> Task to complete: Give again exactly the lines that run from the start of the records to the line holding "(0,0) rectangle (898,546);", both ends counted. Do not include the pictures.

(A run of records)

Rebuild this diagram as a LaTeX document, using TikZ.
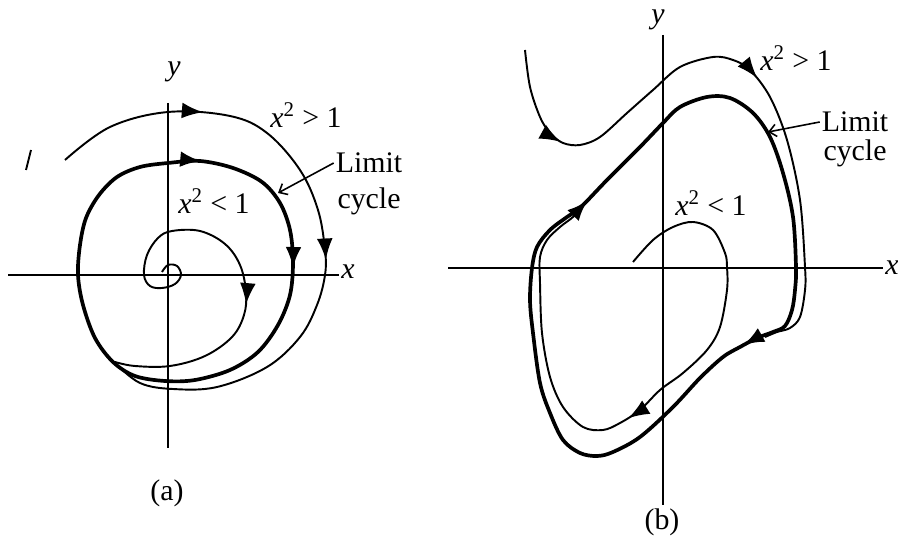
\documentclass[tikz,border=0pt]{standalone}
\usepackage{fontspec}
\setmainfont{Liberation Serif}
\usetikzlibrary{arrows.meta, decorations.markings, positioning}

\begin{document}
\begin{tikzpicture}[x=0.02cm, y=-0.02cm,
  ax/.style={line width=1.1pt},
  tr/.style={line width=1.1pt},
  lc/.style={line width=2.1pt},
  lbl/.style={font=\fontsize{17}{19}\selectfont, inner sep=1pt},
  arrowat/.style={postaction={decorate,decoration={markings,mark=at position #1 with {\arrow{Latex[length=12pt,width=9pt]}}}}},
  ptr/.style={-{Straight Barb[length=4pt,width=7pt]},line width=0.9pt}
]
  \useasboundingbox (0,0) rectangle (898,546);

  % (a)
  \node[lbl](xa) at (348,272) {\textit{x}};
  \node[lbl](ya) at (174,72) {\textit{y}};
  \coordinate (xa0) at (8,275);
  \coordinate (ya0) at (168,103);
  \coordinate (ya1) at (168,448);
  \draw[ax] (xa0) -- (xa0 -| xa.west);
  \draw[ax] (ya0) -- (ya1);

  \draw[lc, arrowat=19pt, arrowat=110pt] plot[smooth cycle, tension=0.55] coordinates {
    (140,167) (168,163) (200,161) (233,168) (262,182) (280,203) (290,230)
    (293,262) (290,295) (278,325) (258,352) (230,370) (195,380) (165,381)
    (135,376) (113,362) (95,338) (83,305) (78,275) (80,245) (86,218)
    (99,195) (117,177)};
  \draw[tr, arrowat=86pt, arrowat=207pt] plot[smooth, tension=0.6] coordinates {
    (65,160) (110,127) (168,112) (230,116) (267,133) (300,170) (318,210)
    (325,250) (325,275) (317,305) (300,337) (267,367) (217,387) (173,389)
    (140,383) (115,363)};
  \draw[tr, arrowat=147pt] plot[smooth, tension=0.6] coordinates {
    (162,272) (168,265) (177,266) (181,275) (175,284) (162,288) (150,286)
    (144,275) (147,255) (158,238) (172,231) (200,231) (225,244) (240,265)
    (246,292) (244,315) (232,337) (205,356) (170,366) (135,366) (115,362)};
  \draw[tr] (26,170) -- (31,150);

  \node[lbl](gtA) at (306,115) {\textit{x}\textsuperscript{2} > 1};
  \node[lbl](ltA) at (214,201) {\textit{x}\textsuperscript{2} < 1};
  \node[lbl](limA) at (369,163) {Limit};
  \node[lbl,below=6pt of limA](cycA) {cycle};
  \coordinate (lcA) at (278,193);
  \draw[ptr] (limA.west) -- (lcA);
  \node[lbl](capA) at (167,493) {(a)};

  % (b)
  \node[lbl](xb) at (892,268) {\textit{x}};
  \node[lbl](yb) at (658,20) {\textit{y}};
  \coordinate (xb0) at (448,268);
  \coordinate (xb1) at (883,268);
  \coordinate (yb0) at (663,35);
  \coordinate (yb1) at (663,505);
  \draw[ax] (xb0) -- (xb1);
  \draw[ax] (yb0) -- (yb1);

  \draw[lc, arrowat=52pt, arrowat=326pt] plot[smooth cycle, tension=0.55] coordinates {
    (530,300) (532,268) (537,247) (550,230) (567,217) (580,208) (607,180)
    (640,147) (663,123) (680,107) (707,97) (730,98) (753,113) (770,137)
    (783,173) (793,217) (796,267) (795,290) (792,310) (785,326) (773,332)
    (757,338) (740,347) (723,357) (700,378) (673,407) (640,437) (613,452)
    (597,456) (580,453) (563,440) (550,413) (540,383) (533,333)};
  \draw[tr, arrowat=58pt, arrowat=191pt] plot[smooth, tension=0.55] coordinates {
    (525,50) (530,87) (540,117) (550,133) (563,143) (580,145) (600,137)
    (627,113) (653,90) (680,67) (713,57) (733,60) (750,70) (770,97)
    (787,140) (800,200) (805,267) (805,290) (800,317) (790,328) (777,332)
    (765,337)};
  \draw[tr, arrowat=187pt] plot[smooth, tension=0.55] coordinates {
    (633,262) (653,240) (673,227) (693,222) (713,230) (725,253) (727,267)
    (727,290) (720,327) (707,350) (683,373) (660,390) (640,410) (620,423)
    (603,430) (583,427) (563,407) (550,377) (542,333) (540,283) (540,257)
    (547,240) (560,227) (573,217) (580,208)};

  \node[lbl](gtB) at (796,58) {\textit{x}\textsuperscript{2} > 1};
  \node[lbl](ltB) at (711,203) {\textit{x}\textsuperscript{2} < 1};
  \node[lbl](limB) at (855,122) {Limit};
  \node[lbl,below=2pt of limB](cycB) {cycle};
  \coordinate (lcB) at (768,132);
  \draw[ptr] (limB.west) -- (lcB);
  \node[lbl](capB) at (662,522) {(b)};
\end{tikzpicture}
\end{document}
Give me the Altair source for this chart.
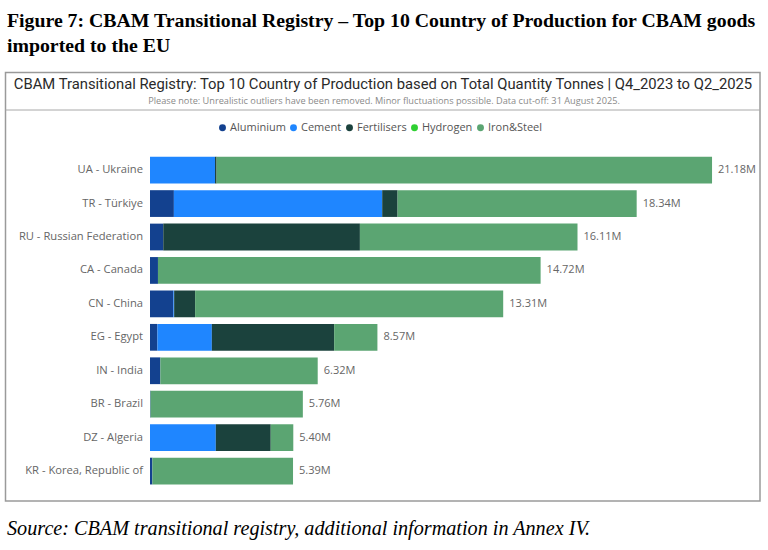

> Worked answer:
Rebuild this diagram as a LaTeX document, using TikZ.
\documentclass[tikz,border=0pt]{standalone}
\usepackage{fontspec}
\setmainfont{Liberation Serif}
\usetikzlibrary{arrows.meta, decorations.markings, positioning}

\begin{document}
\begin{tikzpicture}[x=0.02cm, y=-0.02cm,
  ax/.style={line width=1.1pt},
  tr/.style={line width=1.1pt},
  lc/.style={line width=2.1pt},
  lbl/.style={font=\fontsize{17}{19}\selectfont, inner sep=1pt},
  arrowat/.style={postaction={decorate,decoration={markings,mark=at position #1 with {\arrow{Latex[length=12pt,width=9pt]}}}}},
  ptr/.style={-{Straight Barb[length=4pt,width=7pt]},line width=0.9pt}
]
  \useasboundingbox (0,0) rectangle (898,546);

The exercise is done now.